Honda plans to sell 2,000 of the new fuel cells yearly by 2025, with about a quarter of those earmarked for the next electric CR-V that will be built at the Performance Manufacturing Center in Ohio. The company is also targeting business opportunities in commercial vehicles, construction equipment, and backup power stations.
Hydrogen itself can be produced from a diverse array of processes, with its own environmental impact and energy efficiency depending on how it is produced – be it fossil fuels, biomass, or water electrolysis.
One of the more renewable resources of hydrogen may now come from plastic waste. GM and Honda are also developing a new technology using pyrolysis, which uses high temperatures and pressure to break plastic down into hydrogen, a more sustainable method than traditional fossil fuel processes.
The idea of turning waste into hydrogen isn't new – the Hyundai Motor Company is also focusing on a circular supply chain strategy that includes plastic- and waste-to-hydrogen processes. This would be a significant development bolstering the up-and-coming FCEVs market with a green hydrogen energy source while reducing the impact of plastic pollution worldwide.
While the process of plastic-to-hydrogen melts waste plastics and produces hydrogen through gasification, waste-to-hydrogen ferments organic waste to create biogas that is treated to capture both carbon dioxide and hydrogen.
Hyundai has already begun testing waste-to-hydrogen in Indonesia and is contributing to the creation of federally financed hydrogen hubs in the U.S. while testing 30 Hyundai Xcient hydrogen fuel-cell semis at the Port of Oakland in California.
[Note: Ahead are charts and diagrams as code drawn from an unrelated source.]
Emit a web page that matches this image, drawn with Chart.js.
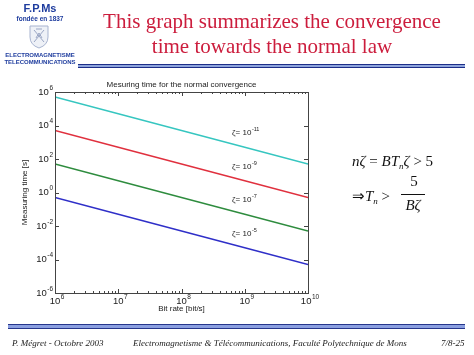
<!DOCTYPE html>
<html><head><meta charset="utf-8">
<script src="https://cdn.jsdelivr.net/npm/chart.js@4/dist/chart.umd.min.js"></script>
<style>
html,body{margin:0;padding:0;background:#fff;}
#page{position:relative;width:474px;height:355px;overflow:hidden;background:#fff;}
#c{position:absolute;left:0;top:0;}
.t{position:absolute;white-space:nowrap;}
.logo{font-family:"Liberation Sans",Arial,sans-serif;color:#1e3c9e;font-weight:bold;text-align:center;width:80px;left:0;}
.ttl{font-family:"Liberation Serif","Times New Roman",serif;color:#cc1d3d;font-size:21px;width:474px;left:35px;text-align:center;}
.foot{font-family:"Liberation Serif","Times New Roman",serif;font-style:italic;font-size:9px;color:#222;top:338px;}
.f{font-family:"Liberation Serif","Times New Roman",serif;font-size:15px;color:#111;}
.f i{font-style:italic;}
sub{font-size:9px;vertical-align:-3px;line-height:0;}
</style></head>
<body><div id="page">
<canvas id="c" width="474" height="355"></canvas>
<div class="t logo" style="top:2px;font-size:11px;">F.P.Ms</div>
<div class="t logo" style="top:15px;font-size:6.5px;">fondée en 1837</div>
<svg class="t" style="left:28px;top:24px" width="22" height="26" viewBox="0 0 22 26">
<path d="M2 2 H20 V13 Q20 21 11 24 Q2 21 2 13 Z" fill="#eef1f7" stroke="#a7b3cf" stroke-width="1"/>
<path d="M6 6 L16 18 M16 6 L6 18 M8 5 H14 M11 9 L8 14 M11 9 L14 14" stroke="#9aa6c4" stroke-width="1" fill="none"/>
</svg>
<div class="t logo" style="top:52px;font-size:6px;">ELECTROMAGNETISME</div>
<div class="t logo" style="top:59px;font-size:6px;">TELECOMMUNICATIONS</div>
<div class="t" style="left:78px;top:64px;width:387px;height:2px;background:#8ea4dc;border-top:1px solid #1c2e88;border-bottom:1px solid #1c2e88;"></div>
<div class="t ttl" style="top:9px;">This graph summarizes the convergence</div>
<div class="t ttl" style="top:34px;">time towards the normal law</div>

<div class="t f" style="left:352px;top:153px;"><i>nζ</i> = <i>BT<sub>n</sub>ζ</i> &gt; 5</div>
<div class="t f" style="left:352px;top:187px;">⇒<i>T<sub>n</sub></i> &gt;</div>
<div class="t f" style="left:403px;top:173px;width:22px;text-align:center;">5</div>
<div class="t" style="left:401px;top:194px;width:24px;height:1px;background:#111;"></div>
<div class="t f" style="left:401px;top:197px;width:24px;text-align:center;"><i>Bζ</i></div>

<div class="t" style="left:8px;top:324px;width:457px;height:3px;background:#8b9fe0;border-top:1px solid #26368c;border-bottom:1px solid #26368c;"></div>
<div class="t foot" style="left:12px;">P. Mégret - Octobre 2003</div>
<div class="t foot" style="left:133px;">Electromagnetisme &amp; Télécommunications, Faculté Polytechnique de Mons</div>
<div class="t foot" style="left:441px;">7/8-25</div>
</div>
<script>
// ---- data ----
const bitRates = [1e6, 1e7, 1e8, 1e9, 1e10];
const zeta11 = [5e5, 5e4, 5e3, 5e2, 5e1];
const zeta9  = [5e3, 5e2, 5e1, 5, 0.5];
const zeta7  = [50, 5, 0.5, 0.05, 0.005];
const zeta5  = [0.5, 0.05, 0.005, 5e-4, 5e-5];
const seriesNames = ['-11', '-9', '-7', '-5'];
const xTickExps = [6, 7, 8, 9, 10];
const yTickExps = [6, 4, 2, 0, -2, -4, -6];
const chartTitle = 'Mesuring time for the normal convergence';
const xTitle = 'Bit rate [bit/s]';
const yTitle = 'Measuring time [s]';

const colors = ['#36c6c0', '#e0303e', '#2e8c3e', '#2f2fc8'];
const allSeries = [zeta11, zeta9, zeta7, zeta5];

const datasets = allSeries.map((s, i) => ({
  label: 'ζ= 10' + seriesNames[i],
  data: bitRates.map((b, j) => ({x: b, y: s[j]})),
  borderColor: colors[i], borderWidth: 1.4, pointRadius: 0, fill: false, tension: 0
}));

function drawPow(ctx, x, y, exp, align, base, sup) {
  ctx.font = base + 'px "Liberation Sans", Arial, sans-serif';
  const w1 = ctx.measureText('10').width;
  ctx.font = sup + 'px "Liberation Sans", Arial, sans-serif';
  const w2 = ctx.measureText(String(exp)).width;
  const tot = w1 + w2 + 0.5;
  let x0 = align === 'center' ? x - tot / 2 : (align === 'right' ? x - tot : x);
  ctx.textAlign = 'left'; ctx.textBaseline = 'middle';
  ctx.font = base + 'px "Liberation Sans", Arial, sans-serif';
  ctx.fillText('10', x0, y);
  ctx.font = sup + 'px "Liberation Sans", Arial, sans-serif';
  ctx.fillText(String(exp), x0 + w1 + 0.5, y - base * 0.45);
}

const deco = {
  id: 'deco',
  afterDatasetsDraw(chart) {
    const {ctx, chartArea: a, scales: {x, y}} = chart;
    ctx.save();
    ctx.strokeStyle = '#444'; ctx.lineWidth = 1;
    ctx.strokeRect(Math.round(a.left) + 0.5, Math.round(a.top) + 0.5, Math.round(a.right - a.left), Math.round(a.bottom - a.top));
    ctx.beginPath();
    xTickExps.forEach((e, i) => {
      const p = Math.round(x.getPixelForValue(Math.pow(10, e))) + 0.5;
      ctx.moveTo(p, a.bottom); ctx.lineTo(p, a.bottom - 4);
      ctx.moveTo(p, a.top); ctx.lineTo(p, a.top + 4);
      if (i < xTickExps.length - 1) {
        for (let k = 2; k <= 9; k++) {
          const q = Math.round(x.getPixelForValue(k * Math.pow(10, e))) + 0.5;
          ctx.moveTo(q, a.bottom); ctx.lineTo(q, a.bottom - 2);
          ctx.moveTo(q, a.top); ctx.lineTo(q, a.top + 2);
        }
      }
    });
    yTickExps.forEach(e => {
      const p = Math.round(y.getPixelForValue(Math.pow(10, e))) + 0.5;
      ctx.moveTo(a.left, p); ctx.lineTo(a.left + 4, p);
      ctx.moveTo(a.right, p); ctx.lineTo(a.right - 4, p);
    });
    ctx.stroke();
    ctx.fillStyle = '#222';
    xTickExps.forEach(e => drawPow(ctx, x.getPixelForValue(Math.pow(10, e)) + 2, a.bottom + 8, e, 'center', 9.5, 6.5));
    yTickExps.forEach(e => drawPow(ctx, a.left - 2, y.getPixelForValue(Math.pow(10, e)), e, 'right', 9.5, 6.5));
    ctx.font = '8px "Liberation Sans", Arial, sans-serif';
    ctx.textAlign = 'center'; ctx.textBaseline = 'middle';
    ctx.fillText(chartTitle, (a.left + a.right) / 2, a.top - 7);
    allSeries.forEach((s, i) => {
      const px = x.getPixelForValue(6.3e8);
      const py = y.getPixelForValue(s[3]) - 14;
      ctx.font = '8px "Liberation Sans", Arial, sans-serif';
      ctx.textAlign = 'left'; ctx.textBaseline = 'middle';
      const head = 'ζ= 10';
      ctx.fillText(head, px, py);
      const w = ctx.measureText(head).width;
      ctx.font = '5.5px "Liberation Sans", Arial, sans-serif';
      ctx.fillText(seriesNames[i], px + w + 0.5, py - 3.5);
    });
    ctx.restore();
  }
};

new Chart(document.getElementById('c'), {
  type: 'line',
  data: {datasets},
  options: {
    responsive: false, animation: false, devicePixelRatio: 1,
    layout: {padding: {left: 16, right: 166, top: 92, bottom: 37}},
    plugins: {legend: {display: false}, title: {display: false}, tooltip: {enabled: false}},
    scales: {
      x: {type: 'logarithmic', min: 1e6, max: 1e10,
          grid: {display: false}, border: {display: false}, ticks: {display: false},
          title: {display: true, text: xTitle, color: '#222', font: {size: 8, family: '"Liberation Sans", Arial, sans-serif'}, padding: {top: 2, bottom: 4}},
          afterFit: s => { s.height = 25; }},
      y: {type: 'logarithmic', min: 1e-6, max: 1e6,
          grid: {display: false}, border: {display: false}, ticks: {display: false},
          title: {display: true, text: yTitle, color: '#222', font: {size: 8, family: '"Liberation Sans", Arial, sans-serif'}, padding: {top: 4, bottom: 2}},
          afterFit: s => { s.width = 39; }}
    }
  },
  plugins: [deco]
});
</script>
</body></html>
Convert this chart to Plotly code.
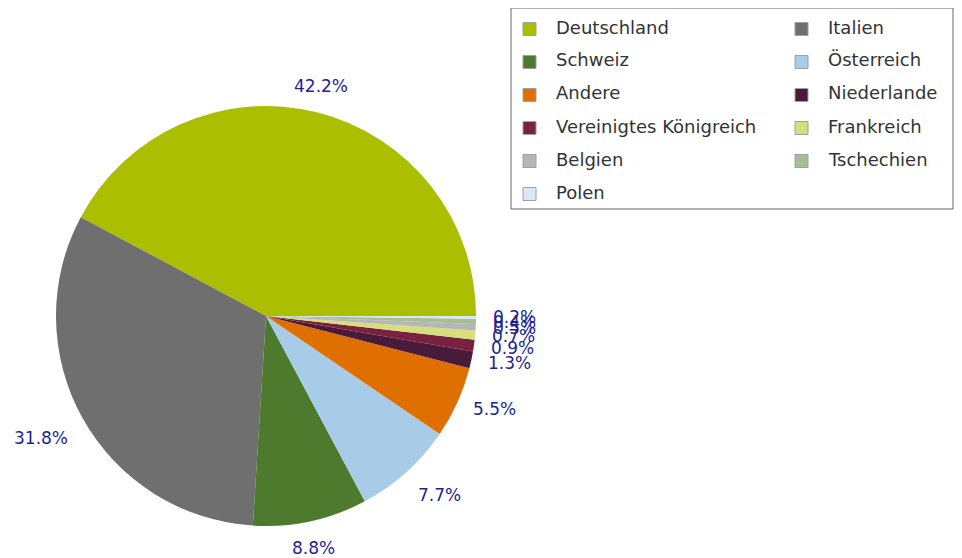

Recently, the Biden administration put forward legislation to lower the cost of hydrogen production in the hope of encouraging companies to invest in hydrogen production and infrastructure, and to incentivize companies with a tax credit for up to 30% of the cost of creating hydrogen from renewable sources. Those numbers will help companies like GM and Honda make hydrogen more affordable and accessible.
Hydrogen FCEVs sport high range, fast refilling, and zero tailpipe emissions. We expect to see more move away from industrial applications to the road in coming years as long as the cost of hydrogen engines and fuel cell production continues to drop.